The boiling point is paramount because when brake fluid boils, it turns into compressible vapor bubbles within the hydraulic lines. This phenomenon, known as vapor lock or brake fade, results in the brake pedal sinking to the floor without applying stopping force, creating a dangerous situation during heavy braking. The higher standard of DOT 4 provides an increased safety margin, especially in vehicles that generate more heat, such as those used for performance driving or towing.
Chemical Compatibility and Performance Implications
The direct answer to whether DOT 3 and DOT 4 can be mixed is yes; they are chemically compatible due to their shared glycol-ether foundation and will blend completely. Unlike mixing different chemical types, such as silicone-based DOT 5, combining DOT 3 and DOT 4 will not lead to immediate seal damage or fluid separation within the braking system. The issue is not chemical compatibility but the resulting thermal performance of the mixture.

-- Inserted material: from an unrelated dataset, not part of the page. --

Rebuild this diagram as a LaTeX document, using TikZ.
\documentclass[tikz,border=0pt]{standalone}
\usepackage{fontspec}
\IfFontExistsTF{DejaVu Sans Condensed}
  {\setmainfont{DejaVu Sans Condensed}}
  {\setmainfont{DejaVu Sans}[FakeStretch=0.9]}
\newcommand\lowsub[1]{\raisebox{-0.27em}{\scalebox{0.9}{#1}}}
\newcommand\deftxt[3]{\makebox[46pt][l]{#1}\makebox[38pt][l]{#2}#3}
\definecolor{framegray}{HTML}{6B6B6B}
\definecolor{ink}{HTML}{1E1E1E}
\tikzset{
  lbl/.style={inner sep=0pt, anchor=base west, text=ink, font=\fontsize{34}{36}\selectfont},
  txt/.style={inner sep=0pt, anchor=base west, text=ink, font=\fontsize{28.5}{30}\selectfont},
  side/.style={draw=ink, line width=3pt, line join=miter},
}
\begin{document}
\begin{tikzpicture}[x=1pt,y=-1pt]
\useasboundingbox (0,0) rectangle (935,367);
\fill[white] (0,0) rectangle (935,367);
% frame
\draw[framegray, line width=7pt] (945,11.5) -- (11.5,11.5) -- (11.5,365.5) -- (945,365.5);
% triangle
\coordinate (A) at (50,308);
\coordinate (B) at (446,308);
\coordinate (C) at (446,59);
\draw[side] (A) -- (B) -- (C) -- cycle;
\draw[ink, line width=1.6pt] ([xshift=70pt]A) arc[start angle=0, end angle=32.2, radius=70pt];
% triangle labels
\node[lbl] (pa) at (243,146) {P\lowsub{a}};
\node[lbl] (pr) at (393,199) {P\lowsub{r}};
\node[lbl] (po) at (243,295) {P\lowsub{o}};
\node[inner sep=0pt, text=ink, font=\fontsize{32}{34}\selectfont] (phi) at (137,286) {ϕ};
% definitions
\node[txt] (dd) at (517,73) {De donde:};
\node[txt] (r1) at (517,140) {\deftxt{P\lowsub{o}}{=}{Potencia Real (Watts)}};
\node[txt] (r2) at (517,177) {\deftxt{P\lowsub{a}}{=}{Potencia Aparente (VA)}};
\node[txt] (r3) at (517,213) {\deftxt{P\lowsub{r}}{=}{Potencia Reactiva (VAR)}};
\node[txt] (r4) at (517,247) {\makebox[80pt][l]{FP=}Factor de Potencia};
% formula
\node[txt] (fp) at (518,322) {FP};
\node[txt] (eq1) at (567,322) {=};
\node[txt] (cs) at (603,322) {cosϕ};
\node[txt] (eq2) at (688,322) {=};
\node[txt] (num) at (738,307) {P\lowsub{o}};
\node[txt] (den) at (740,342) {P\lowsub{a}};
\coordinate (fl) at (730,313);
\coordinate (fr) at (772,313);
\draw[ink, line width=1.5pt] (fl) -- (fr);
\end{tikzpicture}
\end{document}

When a higher-performance fluid like DOT 4 is diluted with a lower-performance fluid like DOT 3, the resulting mixture’s boiling point will fall somewhere between the two original specifications. The final wet and dry boiling points of the blended fluid will be lower than the original, pure DOT 4 standard. This dilution effectively negates the superior thermal resistance that the vehicle manufacturer might have intended for the system.

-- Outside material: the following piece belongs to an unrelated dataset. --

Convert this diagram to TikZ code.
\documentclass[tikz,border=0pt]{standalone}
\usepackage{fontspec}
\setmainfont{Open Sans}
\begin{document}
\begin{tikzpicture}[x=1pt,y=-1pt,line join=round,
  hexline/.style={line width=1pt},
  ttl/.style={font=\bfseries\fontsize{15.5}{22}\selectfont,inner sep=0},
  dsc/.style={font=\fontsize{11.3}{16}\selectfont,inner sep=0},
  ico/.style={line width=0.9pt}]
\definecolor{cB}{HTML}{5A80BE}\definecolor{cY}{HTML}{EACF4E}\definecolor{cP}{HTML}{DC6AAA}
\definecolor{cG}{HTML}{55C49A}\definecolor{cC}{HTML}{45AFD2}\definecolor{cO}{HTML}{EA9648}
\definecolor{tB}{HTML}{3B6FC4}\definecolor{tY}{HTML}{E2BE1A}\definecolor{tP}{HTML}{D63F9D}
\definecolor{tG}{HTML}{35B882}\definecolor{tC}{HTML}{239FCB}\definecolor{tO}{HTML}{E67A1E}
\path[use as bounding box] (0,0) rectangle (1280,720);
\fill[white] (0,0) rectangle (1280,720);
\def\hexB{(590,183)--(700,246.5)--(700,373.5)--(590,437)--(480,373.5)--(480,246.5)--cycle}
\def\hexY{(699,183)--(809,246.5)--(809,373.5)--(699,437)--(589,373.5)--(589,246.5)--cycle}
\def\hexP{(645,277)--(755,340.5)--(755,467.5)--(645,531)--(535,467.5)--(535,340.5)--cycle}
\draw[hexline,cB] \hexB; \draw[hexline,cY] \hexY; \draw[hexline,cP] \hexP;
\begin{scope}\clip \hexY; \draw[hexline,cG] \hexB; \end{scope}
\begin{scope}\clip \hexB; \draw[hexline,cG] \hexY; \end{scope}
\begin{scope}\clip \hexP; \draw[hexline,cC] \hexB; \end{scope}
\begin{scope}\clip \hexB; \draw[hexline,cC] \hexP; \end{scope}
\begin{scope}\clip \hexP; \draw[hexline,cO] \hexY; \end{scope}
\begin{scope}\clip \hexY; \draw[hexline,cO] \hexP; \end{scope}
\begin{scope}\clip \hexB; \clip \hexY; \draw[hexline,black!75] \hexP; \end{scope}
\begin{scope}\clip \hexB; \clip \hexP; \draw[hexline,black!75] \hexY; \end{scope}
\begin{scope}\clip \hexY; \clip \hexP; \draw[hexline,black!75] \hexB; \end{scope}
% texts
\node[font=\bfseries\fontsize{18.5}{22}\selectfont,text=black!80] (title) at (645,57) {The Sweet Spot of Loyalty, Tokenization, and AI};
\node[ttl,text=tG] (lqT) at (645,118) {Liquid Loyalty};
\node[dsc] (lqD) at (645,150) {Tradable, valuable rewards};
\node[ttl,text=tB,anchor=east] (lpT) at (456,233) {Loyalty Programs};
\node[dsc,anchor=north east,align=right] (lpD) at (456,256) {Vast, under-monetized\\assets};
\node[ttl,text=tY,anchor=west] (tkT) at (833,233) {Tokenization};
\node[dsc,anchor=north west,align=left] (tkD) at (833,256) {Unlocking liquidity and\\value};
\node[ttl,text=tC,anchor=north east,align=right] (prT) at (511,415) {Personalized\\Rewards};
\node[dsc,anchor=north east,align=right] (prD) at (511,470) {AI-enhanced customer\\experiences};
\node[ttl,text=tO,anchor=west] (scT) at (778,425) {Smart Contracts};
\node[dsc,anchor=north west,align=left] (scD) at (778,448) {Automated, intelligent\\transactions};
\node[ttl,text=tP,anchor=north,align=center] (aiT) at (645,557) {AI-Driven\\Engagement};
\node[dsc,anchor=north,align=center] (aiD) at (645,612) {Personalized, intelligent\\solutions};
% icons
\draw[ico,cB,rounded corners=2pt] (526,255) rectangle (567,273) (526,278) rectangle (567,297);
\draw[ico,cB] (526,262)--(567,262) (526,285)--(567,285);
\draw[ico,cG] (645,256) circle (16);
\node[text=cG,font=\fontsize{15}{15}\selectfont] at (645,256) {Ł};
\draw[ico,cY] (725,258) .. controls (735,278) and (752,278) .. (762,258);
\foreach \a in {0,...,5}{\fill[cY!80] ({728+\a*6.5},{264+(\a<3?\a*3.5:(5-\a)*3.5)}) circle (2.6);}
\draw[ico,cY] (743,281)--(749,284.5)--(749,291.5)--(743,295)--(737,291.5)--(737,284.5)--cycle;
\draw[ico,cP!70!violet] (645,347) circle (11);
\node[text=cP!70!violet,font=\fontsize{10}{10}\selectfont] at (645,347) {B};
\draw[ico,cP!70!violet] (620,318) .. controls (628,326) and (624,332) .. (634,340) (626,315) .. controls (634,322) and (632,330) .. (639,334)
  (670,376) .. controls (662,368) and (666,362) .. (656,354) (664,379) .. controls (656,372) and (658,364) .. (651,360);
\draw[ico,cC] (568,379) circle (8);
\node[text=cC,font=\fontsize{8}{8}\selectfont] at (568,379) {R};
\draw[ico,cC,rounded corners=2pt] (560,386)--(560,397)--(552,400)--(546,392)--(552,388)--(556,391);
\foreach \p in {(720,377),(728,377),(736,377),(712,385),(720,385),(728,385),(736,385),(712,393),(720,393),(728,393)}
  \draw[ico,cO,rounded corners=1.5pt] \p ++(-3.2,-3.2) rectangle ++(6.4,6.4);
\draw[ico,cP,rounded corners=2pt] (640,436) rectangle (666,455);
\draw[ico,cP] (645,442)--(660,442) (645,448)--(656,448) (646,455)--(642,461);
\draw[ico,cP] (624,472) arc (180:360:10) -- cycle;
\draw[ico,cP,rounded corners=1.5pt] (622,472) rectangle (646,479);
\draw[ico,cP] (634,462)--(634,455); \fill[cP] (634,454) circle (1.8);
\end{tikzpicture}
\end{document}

Consider the mix as an average; even a small addition of DOT 3 to a DOT 4 system can drag the performance metrics down significantly. The borate esters in the DOT 4 are now responsible for managing moisture across a larger volume of fluid, reducing their effectiveness in maintaining a high boiling point. This compromise means the fluid may boil sooner under heavy braking, increasing the risk of vapor lock and brake fade under sustained thermal load.
Any time the fluids are mixed, the entire system must be treated as having the lowest common denominator performance rating, which is the DOT 3 standard. This reduction in the safety margin is why mixing is strongly discouraged, despite the chemical allowance. If the vehicle was engineered for the higher 446°F dry boiling point of DOT 4, introducing DOT 3, with its 401°F minimum, means the system is now vulnerable to a lower temperature threshold.
Practical Guidance for Using and Replacing Brake Fluid
The best practice is always to consult the manufacturer’s recommendation, which is typically stamped directly onto the brake fluid reservoir cap. Using the exact fluid specified by the vehicle maker ensures the system operates within its designed thermal tolerances and maintains component integrity. If mixing has occurred, or if the fluid type is unknown after a top-off, the safest course of action is to assume the lowest performance level is present.
Brake fluid is not a lifetime fluid and should be replaced periodically, regardless of whether mixing has occurred, because of its hygroscopic nature. A full system flush is necessary to replace old, moisture-contaminated fluid and restore the system to its maximum thermal performance. This process involves draining all the old fluid and replacing it with new, pure fluid that meets the vehicle’s required DOT standard.
It is crucial to understand that the compatibility between DOT 3 and DOT 4 does not extend to all DOT standards. Silicone-based DOT 5 fluid is chemically distinct from the glycol-ether fluids (DOT 3, 4, and 5.1) and must never be mixed with them. Introducing DOT 5 into a glycol-based system, or vice versa, can cause seals to swell and fail, potentially leading to catastrophic brake failure.
A full flush is also recommended if the wrong fluid was accidentally introduced or if the fluid has not been changed in several years. Ignoring regular brake fluid maintenance means the wet boiling point continues to drop, steadily eroding the safety margin against brake fade. Replacing the fluid every two to three years is a simple maintenance step that preserves the system’s ability to handle high thermal loads.